:: WRITTEN TASK ::
Only the lines from the start of the data to the line containing "BLUE = '#2a4db8'", both included, should be output, exactly and without pictures.

==========

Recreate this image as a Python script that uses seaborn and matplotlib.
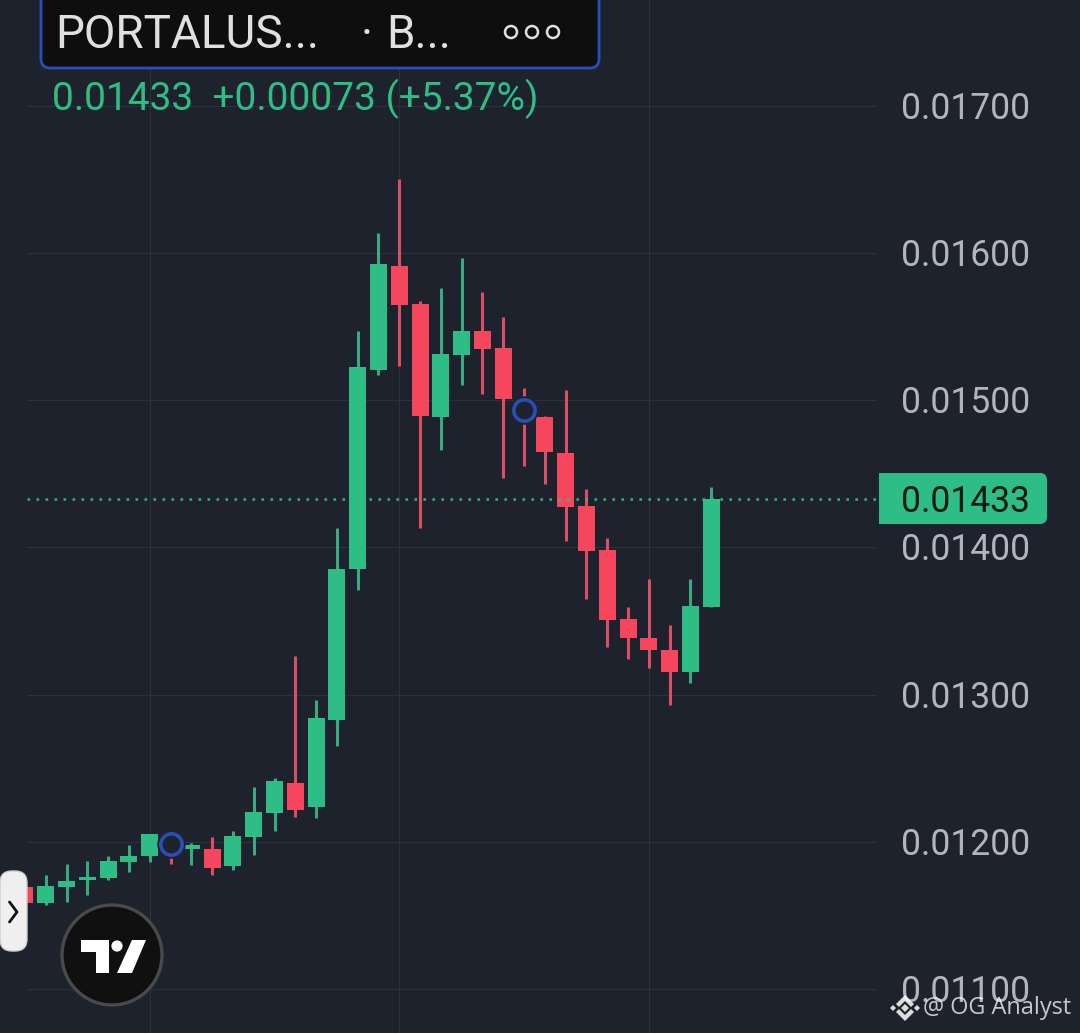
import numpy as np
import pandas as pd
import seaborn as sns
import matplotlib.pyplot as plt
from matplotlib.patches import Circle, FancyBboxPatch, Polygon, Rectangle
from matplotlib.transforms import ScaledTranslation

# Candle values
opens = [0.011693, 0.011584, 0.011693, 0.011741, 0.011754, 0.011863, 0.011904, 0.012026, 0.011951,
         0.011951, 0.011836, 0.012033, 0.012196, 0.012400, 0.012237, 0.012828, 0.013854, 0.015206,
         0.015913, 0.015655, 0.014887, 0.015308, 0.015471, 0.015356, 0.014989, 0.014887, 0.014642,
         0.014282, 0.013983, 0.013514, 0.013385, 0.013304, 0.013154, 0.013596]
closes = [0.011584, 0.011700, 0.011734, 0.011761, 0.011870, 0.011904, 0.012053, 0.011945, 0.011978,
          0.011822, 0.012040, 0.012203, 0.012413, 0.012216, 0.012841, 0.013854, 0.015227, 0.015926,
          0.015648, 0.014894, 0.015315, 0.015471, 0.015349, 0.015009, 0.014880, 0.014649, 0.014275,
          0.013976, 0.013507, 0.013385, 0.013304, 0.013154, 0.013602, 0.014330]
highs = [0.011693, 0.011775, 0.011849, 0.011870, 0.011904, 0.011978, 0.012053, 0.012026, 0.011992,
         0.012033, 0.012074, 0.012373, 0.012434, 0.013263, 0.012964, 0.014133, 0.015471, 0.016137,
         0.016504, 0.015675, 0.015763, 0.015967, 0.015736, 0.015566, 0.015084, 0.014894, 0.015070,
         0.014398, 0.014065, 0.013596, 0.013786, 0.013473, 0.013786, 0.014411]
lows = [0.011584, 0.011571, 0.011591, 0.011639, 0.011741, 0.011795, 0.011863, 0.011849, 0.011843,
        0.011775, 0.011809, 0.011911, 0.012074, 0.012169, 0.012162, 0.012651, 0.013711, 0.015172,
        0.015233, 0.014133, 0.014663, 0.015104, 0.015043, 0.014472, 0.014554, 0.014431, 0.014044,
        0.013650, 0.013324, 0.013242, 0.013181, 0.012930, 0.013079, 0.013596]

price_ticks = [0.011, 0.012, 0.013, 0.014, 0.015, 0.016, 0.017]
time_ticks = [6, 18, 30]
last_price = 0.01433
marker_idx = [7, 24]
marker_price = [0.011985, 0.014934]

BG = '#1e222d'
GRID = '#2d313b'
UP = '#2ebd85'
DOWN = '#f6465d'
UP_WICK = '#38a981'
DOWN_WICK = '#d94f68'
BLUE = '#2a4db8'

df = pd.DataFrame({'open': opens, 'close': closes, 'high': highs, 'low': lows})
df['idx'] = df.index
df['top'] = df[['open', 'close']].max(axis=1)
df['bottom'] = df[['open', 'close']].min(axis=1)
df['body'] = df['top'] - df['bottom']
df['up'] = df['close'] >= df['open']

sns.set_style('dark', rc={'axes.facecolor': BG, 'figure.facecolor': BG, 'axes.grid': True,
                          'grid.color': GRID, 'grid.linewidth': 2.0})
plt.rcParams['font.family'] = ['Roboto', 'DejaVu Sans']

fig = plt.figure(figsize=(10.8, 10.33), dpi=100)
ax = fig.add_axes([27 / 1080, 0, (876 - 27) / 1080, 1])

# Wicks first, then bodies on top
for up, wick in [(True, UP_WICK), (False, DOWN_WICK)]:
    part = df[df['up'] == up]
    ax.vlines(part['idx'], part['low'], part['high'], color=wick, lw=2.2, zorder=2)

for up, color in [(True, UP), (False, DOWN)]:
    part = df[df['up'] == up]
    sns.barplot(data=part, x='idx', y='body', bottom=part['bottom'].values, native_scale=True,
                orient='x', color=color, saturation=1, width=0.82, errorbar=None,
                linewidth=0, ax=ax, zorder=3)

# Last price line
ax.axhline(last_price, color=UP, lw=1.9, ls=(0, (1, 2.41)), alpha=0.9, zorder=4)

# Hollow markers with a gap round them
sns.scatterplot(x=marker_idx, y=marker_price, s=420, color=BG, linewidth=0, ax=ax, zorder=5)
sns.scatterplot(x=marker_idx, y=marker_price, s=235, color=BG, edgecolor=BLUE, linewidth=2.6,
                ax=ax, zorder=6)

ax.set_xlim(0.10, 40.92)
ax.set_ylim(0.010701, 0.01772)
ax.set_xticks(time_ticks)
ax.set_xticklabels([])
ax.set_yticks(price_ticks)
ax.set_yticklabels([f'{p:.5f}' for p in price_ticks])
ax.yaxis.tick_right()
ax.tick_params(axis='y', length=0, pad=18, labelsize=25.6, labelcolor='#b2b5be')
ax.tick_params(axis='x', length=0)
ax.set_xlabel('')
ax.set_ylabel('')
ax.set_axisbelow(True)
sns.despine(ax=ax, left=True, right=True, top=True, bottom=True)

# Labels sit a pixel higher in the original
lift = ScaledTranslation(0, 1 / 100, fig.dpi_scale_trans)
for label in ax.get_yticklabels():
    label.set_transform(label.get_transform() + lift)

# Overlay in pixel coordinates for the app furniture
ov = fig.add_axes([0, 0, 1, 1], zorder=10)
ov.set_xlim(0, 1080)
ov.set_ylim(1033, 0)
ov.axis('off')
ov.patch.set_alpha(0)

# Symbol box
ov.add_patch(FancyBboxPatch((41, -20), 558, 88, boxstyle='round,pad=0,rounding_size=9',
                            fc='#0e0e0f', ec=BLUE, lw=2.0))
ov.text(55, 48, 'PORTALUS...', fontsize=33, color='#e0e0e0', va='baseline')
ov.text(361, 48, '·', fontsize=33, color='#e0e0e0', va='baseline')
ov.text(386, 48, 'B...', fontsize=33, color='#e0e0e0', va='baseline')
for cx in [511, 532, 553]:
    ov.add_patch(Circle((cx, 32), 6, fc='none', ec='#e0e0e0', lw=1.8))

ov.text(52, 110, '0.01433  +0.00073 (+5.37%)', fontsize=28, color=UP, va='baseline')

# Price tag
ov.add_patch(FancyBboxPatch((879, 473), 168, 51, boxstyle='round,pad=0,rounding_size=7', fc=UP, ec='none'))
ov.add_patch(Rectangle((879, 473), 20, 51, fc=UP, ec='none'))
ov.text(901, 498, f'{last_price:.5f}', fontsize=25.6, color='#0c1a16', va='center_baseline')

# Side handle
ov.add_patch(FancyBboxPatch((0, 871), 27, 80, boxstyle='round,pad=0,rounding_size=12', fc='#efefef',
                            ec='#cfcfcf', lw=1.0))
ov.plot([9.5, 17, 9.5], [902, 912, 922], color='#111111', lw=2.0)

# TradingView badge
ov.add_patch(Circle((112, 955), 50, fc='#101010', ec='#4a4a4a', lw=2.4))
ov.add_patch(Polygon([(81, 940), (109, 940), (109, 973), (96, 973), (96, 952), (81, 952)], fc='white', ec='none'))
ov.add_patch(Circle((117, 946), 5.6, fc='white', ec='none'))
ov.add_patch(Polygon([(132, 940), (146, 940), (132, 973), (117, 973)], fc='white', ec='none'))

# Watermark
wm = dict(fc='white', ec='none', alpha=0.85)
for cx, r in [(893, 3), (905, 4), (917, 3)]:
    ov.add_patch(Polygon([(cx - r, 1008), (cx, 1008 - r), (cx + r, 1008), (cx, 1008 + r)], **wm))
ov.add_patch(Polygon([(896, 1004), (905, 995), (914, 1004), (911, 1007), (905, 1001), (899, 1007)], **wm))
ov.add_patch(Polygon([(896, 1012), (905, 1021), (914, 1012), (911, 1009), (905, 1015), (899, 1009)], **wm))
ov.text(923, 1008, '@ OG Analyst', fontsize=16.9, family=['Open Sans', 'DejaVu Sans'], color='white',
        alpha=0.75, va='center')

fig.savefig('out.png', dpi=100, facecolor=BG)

==========

:: WORKED ANSWER ::
Recreate this image as a Python script that uses seaborn and matplotlib.
import numpy as np
import pandas as pd
import seaborn as sns
import matplotlib.pyplot as plt
from matplotlib.patches import Circle, FancyBboxPatch, Polygon, Rectangle
from matplotlib.transforms import ScaledTranslation

# Candle values
opens = [0.011693, 0.011584, 0.011693, 0.011741, 0.011754, 0.011863, 0.011904, 0.012026, 0.011951,
         0.011951, 0.011836, 0.012033, 0.012196, 0.012400, 0.012237, 0.012828, 0.013854, 0.015206,
         0.015913, 0.015655, 0.014887, 0.015308, 0.015471, 0.015356, 0.014989, 0.014887, 0.014642,
         0.014282, 0.013983, 0.013514, 0.013385, 0.013304, 0.013154, 0.013596]
closes = [0.011584, 0.011700, 0.011734, 0.011761, 0.011870, 0.011904, 0.012053, 0.011945, 0.011978,
          0.011822, 0.012040, 0.012203, 0.012413, 0.012216, 0.012841, 0.013854, 0.015227, 0.015926,
          0.015648, 0.014894, 0.015315, 0.015471, 0.015349, 0.015009, 0.014880, 0.014649, 0.014275,
          0.013976, 0.013507, 0.013385, 0.013304, 0.013154, 0.013602, 0.014330]
highs = [0.011693, 0.011775, 0.011849, 0.011870, 0.011904, 0.011978, 0.012053, 0.012026, 0.011992,
         0.012033, 0.012074, 0.012373, 0.012434, 0.013263, 0.012964, 0.014133, 0.015471, 0.016137,
         0.016504, 0.015675, 0.015763, 0.015967, 0.015736, 0.015566, 0.015084, 0.014894, 0.015070,
         0.014398, 0.014065, 0.013596, 0.013786, 0.013473, 0.013786, 0.014411]
lows = [0.011584, 0.011571, 0.011591, 0.011639, 0.011741, 0.011795, 0.011863, 0.011849, 0.011843,
        0.011775, 0.011809, 0.011911, 0.012074, 0.012169, 0.012162, 0.012651, 0.013711, 0.015172,
        0.015233, 0.014133, 0.014663, 0.015104, 0.015043, 0.014472, 0.014554, 0.014431, 0.014044,
        0.013650, 0.013324, 0.013242, 0.013181, 0.012930, 0.013079, 0.013596]

price_ticks = [0.011, 0.012, 0.013, 0.014, 0.015, 0.016, 0.017]
time_ticks = [6, 18, 30]
last_price = 0.01433
marker_idx = [7, 24]
marker_price = [0.011985, 0.014934]

BG = '#1e222d'
GRID = '#2d313b'
UP = '#2ebd85'
DOWN = '#f6465d'
UP_WICK = '#38a981'
DOWN_WICK = '#d94f68'
BLUE = '#2a4db8'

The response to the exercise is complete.